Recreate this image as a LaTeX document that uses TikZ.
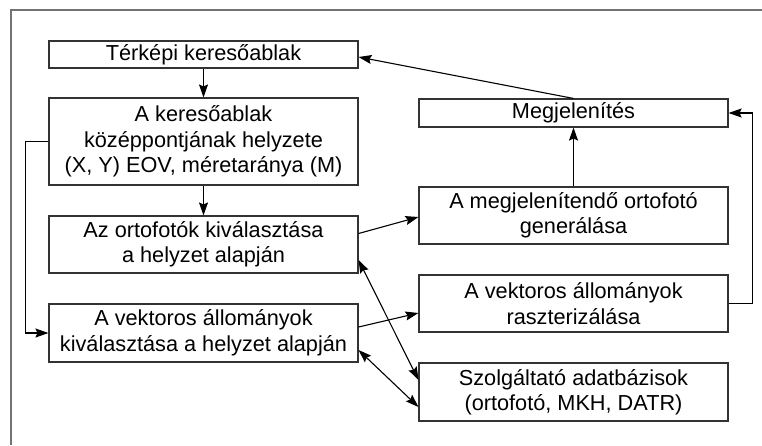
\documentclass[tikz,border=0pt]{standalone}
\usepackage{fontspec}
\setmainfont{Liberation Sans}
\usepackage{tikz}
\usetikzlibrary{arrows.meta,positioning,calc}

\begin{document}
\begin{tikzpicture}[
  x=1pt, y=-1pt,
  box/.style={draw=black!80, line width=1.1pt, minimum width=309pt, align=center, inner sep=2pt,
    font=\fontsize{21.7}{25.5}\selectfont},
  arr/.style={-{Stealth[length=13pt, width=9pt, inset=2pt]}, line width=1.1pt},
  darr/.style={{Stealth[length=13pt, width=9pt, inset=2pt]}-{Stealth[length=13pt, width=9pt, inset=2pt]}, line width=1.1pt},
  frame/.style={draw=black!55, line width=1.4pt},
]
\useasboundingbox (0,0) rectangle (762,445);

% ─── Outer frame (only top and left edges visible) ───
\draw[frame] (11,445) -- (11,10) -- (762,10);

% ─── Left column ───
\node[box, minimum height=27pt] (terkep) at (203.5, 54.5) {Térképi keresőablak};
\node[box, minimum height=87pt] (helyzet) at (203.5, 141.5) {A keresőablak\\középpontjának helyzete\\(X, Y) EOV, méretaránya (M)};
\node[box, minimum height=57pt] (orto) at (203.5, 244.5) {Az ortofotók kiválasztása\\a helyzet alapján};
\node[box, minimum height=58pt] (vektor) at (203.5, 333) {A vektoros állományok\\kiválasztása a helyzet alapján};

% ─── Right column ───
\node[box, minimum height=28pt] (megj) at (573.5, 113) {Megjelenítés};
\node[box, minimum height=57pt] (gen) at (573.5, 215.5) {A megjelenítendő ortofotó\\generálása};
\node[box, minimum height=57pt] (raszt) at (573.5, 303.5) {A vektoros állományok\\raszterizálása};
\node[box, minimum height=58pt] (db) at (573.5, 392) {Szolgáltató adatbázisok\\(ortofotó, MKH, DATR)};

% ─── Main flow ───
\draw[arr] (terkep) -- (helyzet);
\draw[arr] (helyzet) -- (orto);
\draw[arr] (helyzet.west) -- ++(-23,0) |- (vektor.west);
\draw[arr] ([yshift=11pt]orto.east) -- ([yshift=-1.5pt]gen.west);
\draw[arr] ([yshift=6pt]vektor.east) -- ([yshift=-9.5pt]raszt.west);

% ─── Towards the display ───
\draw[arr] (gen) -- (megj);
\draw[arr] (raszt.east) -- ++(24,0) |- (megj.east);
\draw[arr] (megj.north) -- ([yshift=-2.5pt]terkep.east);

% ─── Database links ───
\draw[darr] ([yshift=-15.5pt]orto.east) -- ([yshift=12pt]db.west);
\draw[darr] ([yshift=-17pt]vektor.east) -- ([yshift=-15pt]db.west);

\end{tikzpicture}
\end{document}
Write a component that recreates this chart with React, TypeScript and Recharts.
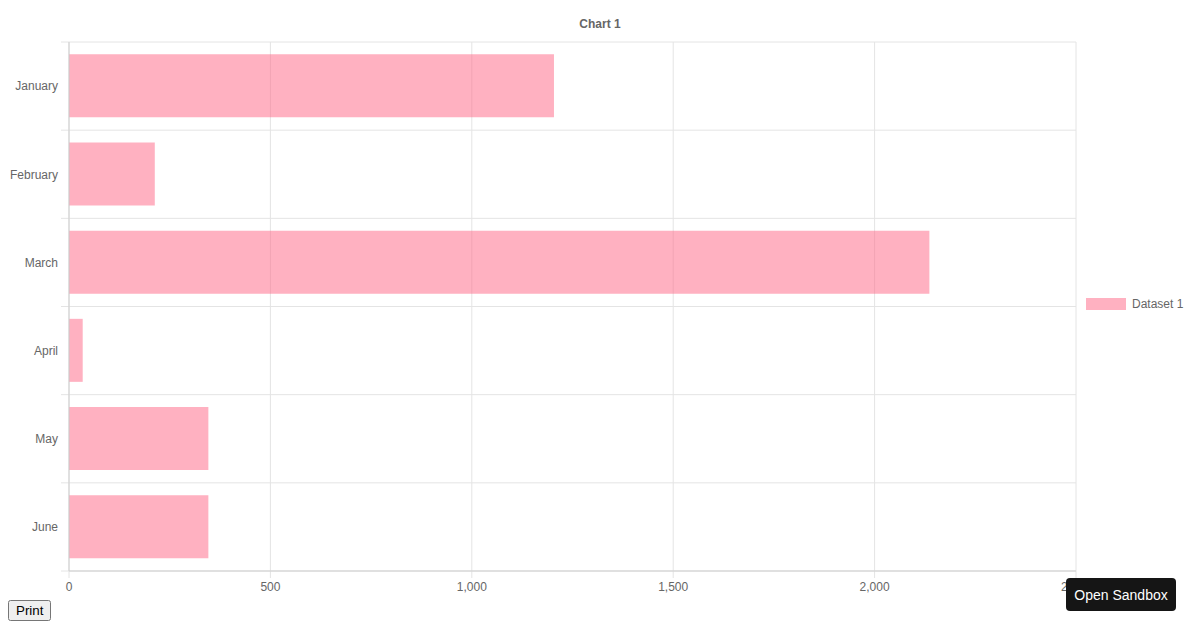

**Work to complete**
Write out again, exactly, the lines from the start of the listing up to the line containing "minimum height=58pt] (vektor)", with both ends and without pictures.

**Final result**
Recreate this image as a LaTeX document that uses TikZ.
\documentclass[tikz,border=0pt]{standalone}
\usepackage{fontspec}
\setmainfont{Liberation Sans}
\usepackage{tikz}
\usetikzlibrary{arrows.meta,positioning,calc}

\begin{document}
\begin{tikzpicture}[
  x=1pt, y=-1pt,
  box/.style={draw=black!80, line width=1.1pt, minimum width=309pt, align=center, inner sep=2pt,
    font=\fontsize{21.7}{25.5}\selectfont},
  arr/.style={-{Stealth[length=13pt, width=9pt, inset=2pt]}, line width=1.1pt},
  darr/.style={{Stealth[length=13pt, width=9pt, inset=2pt]}-{Stealth[length=13pt, width=9pt, inset=2pt]}, line width=1.1pt},
  frame/.style={draw=black!55, line width=1.4pt},
]
\useasboundingbox (0,0) rectangle (762,445);

% ─── Outer frame (only top and left edges visible) ───
\draw[frame] (11,445) -- (11,10) -- (762,10);

% ─── Left column ───
\node[box, minimum height=27pt] (terkep) at (203.5, 54.5) {Térképi keresőablak};
\node[box, minimum height=87pt] (helyzet) at (203.5, 141.5) {A keresőablak\\középpontjának helyzete\\(X, Y) EOV, méretaránya (M)};
\node[box, minimum height=57pt] (orto) at (203.5, 244.5) {Az ortofotók kiválasztása\\a helyzet alapján};
\node[box, minimum height=58pt] (vektor) at (203.5, 333) {A vektoros állományok\\kiválasztása a helyzet alapján};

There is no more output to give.